* _WRITTEN PROBLEM_: Copy out the lines that have "matplotlib" in them.

* _DATA_:
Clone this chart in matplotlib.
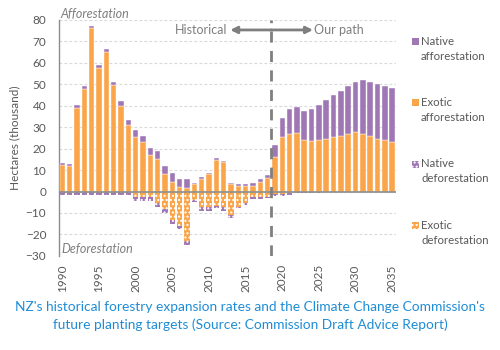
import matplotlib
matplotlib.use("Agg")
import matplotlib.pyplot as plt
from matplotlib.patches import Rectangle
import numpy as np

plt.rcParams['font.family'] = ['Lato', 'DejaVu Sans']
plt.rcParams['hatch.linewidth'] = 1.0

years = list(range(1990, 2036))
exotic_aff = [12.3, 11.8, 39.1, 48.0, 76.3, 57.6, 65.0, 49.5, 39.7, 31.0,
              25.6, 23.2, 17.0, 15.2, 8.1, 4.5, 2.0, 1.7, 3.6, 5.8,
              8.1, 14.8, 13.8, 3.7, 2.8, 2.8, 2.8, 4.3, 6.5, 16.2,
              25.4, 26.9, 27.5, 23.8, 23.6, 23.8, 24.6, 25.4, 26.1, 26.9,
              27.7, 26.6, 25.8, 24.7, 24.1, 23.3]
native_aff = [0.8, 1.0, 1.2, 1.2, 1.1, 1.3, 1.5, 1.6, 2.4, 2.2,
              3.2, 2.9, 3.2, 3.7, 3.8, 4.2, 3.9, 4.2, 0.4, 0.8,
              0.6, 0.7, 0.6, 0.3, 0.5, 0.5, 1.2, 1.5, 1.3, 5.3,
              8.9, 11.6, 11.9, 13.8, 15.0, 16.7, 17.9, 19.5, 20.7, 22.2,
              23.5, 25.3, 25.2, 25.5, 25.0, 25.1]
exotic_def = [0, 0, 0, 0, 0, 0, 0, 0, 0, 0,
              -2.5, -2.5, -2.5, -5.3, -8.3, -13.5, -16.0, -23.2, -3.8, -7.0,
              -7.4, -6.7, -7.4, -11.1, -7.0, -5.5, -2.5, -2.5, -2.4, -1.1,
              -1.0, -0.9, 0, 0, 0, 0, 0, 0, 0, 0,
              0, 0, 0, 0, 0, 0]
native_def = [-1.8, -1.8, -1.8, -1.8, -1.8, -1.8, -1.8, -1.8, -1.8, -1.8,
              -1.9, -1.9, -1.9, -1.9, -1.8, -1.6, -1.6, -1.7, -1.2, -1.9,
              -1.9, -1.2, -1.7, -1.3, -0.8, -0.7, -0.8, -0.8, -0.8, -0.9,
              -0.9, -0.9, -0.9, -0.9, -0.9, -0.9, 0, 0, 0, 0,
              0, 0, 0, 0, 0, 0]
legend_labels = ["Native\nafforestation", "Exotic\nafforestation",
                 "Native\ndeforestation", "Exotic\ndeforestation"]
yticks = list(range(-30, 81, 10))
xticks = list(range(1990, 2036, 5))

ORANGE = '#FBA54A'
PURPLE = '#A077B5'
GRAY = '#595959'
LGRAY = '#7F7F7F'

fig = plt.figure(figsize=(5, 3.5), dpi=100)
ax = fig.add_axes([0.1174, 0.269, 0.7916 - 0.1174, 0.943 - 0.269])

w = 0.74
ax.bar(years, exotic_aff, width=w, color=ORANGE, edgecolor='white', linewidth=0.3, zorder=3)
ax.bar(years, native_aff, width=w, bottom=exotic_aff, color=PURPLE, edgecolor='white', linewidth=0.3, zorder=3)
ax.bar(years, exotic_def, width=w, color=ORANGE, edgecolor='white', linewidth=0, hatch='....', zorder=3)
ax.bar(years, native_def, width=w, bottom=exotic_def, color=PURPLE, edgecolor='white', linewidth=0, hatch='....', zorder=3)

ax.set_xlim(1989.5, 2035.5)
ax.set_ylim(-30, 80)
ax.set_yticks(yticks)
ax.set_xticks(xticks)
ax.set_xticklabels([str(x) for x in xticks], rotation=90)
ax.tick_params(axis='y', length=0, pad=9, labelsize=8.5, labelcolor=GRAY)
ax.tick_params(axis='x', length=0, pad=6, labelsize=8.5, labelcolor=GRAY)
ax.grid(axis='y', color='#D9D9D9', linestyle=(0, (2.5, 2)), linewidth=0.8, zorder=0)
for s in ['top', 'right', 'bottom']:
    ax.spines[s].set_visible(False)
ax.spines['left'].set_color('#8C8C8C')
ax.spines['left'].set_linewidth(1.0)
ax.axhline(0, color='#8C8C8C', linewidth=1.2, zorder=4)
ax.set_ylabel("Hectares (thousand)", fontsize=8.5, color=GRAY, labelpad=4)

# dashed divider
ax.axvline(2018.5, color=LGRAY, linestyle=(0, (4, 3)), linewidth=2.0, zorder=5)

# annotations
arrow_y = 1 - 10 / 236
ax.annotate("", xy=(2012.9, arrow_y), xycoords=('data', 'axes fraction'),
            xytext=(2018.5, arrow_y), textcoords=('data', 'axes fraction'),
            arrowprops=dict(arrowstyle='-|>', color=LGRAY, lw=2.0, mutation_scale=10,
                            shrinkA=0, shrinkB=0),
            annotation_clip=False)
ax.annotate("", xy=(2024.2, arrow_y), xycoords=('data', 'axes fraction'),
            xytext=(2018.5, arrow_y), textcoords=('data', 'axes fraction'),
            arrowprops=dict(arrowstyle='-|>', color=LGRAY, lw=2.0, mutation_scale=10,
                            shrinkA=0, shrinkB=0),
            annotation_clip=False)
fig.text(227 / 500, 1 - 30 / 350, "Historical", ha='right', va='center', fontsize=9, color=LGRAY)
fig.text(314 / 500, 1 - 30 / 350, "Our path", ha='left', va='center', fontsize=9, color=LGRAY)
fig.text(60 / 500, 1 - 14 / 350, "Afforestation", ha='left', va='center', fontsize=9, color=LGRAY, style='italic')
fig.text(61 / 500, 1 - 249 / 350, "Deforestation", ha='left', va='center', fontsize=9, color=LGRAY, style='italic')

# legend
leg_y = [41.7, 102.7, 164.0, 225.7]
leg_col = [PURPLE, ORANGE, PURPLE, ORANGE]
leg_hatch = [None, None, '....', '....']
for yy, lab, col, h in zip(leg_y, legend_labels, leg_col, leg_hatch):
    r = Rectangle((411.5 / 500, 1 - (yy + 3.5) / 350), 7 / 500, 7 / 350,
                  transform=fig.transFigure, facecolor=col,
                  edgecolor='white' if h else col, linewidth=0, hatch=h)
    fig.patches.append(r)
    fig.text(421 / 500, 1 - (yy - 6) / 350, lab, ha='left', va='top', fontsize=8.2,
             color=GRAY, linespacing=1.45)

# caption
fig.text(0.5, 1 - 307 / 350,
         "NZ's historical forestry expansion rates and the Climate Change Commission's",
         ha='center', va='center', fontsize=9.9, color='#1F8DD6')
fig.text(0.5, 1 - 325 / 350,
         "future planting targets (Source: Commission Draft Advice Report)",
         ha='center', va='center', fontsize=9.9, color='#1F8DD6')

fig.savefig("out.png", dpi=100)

* _FINAL RESULT_:
Clone this chart in matplotlib.
import matplotlib
matplotlib.use("Agg")
import matplotlib.pyplot as plt
from matplotlib.patches import Rectangle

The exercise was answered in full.